Let's call the new integral $J = \int_{0}^{t} e^s \cos(t-s) \, ds$.
Again, we pick:
* $u' = \cos(t-s)$
* $dv' = e^s \, ds$

And their partners:
* $du' = -(-\sin(t-s)) \, ds = \sin(t-s) \, ds$
* $v' = e^s$

Applying the trick to $J$:
$J = [e^s \cos(t-s)]_{0}^{t} - \int_{0}^{t} e^s \sin(t-s) \, ds$

Let's plug in the limits for this new first part:
* When $s=t$: $e^t \cos(t-t) = e^t \cos(0) = e^t \cdot 1 = e^t$
* When $s=0$: $e^0 \cos(t-0) = 1 \cdot \cos(t) = \cos(t)$

So this evaluated part is $e^t - \cos(t)$.

Now, look at the integral part: $\int_{0}^{t} e^s \sin(t-s) \, ds$. Wait a minute! That's our original integral $I$!
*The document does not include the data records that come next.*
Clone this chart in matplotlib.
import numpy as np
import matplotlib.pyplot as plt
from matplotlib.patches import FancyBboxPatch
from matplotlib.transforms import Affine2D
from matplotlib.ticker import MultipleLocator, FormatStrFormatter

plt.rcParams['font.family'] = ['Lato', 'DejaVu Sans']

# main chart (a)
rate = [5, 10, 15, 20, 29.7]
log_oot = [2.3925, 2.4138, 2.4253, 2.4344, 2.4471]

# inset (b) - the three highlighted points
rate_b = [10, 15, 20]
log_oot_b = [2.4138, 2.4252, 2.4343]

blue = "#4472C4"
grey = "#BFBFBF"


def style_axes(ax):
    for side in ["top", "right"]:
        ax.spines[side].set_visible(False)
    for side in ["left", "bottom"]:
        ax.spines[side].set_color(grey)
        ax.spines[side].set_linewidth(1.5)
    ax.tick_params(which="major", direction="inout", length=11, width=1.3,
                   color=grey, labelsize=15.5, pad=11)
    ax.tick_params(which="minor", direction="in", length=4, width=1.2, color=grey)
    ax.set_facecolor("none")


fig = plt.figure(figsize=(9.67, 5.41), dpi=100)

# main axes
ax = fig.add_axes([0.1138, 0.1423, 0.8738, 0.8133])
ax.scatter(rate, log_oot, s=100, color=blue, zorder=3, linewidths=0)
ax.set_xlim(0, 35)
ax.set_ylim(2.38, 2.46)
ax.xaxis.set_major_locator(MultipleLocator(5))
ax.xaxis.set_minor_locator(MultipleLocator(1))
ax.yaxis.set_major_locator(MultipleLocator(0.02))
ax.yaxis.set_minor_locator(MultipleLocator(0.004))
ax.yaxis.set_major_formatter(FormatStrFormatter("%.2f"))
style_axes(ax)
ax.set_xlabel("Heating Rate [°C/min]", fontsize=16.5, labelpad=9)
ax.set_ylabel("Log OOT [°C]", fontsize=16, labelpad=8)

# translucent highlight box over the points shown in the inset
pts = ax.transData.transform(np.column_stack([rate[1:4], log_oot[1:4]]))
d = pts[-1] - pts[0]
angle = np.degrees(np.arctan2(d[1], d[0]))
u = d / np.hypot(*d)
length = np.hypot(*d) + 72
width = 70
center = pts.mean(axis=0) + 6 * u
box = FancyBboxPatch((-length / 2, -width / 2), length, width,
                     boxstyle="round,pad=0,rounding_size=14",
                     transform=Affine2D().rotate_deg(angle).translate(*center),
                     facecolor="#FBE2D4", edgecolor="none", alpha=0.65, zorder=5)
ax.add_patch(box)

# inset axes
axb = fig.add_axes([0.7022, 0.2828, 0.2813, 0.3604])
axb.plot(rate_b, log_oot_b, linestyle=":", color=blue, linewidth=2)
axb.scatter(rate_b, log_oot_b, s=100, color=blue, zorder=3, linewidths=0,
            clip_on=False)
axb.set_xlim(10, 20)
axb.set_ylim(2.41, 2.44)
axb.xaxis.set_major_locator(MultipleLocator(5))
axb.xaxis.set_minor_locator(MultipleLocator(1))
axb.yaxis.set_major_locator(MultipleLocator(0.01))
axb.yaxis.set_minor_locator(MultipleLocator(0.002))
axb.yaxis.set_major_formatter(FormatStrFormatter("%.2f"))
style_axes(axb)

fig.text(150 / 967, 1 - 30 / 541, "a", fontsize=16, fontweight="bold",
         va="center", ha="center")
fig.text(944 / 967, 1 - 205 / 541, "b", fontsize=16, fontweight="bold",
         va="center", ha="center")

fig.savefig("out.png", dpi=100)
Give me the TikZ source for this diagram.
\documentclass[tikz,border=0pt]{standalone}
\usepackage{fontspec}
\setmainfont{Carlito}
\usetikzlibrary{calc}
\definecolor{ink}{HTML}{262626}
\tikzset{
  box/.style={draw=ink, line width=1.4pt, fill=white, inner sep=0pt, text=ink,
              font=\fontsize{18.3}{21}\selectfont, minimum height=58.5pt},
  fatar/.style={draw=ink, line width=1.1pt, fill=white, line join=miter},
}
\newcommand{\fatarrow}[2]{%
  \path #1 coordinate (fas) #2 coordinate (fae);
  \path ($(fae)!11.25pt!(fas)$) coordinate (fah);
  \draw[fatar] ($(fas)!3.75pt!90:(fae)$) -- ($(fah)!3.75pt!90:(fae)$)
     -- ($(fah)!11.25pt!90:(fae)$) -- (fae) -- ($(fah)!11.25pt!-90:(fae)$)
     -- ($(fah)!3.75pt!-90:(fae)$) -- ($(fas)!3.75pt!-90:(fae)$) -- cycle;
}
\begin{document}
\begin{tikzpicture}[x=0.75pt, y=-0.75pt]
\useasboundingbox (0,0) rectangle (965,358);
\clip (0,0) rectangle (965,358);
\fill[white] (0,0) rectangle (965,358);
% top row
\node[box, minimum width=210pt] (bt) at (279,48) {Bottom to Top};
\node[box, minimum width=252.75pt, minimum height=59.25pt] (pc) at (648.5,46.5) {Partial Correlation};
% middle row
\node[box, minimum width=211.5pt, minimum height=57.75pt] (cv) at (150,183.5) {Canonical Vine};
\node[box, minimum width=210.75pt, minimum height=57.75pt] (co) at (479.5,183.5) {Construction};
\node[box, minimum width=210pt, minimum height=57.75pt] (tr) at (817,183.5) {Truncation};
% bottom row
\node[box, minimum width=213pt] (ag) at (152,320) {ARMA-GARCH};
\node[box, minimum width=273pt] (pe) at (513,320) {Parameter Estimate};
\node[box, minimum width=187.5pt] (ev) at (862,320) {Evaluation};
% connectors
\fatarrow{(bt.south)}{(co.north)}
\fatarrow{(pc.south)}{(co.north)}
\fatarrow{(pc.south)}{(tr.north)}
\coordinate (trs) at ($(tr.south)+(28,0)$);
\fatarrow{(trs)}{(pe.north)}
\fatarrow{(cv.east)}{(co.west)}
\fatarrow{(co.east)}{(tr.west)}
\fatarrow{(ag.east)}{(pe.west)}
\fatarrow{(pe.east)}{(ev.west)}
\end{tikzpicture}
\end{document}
So, $J = e^t - \cos(t) - I$.

**Step 3: Putting It All Together Like a Puzzle!**
Remember our equation from Step 1: $I = -\sin(t) + J$.
Now we know what $J$ is in terms of $I$. Let's substitute $J$ into that equation:

$I = -\sin(t) + (e^t - \cos(t) - I)$

Now this looks like a regular equation with $I$ on both sides! We can solve for $I$:
$I = -\sin(t) + e^t - \cos(t) - I$

Add $I$ to both sides to get all the $I$'s together:
$2I = e^t - \sin(t) - \cos(t)$

Finally, divide by 2 to find what $I$ really is:
$I = \frac{1}{2} (e^t - \sin(t) - \cos(t))$

And that's our answer! Isn't it neat how it works out?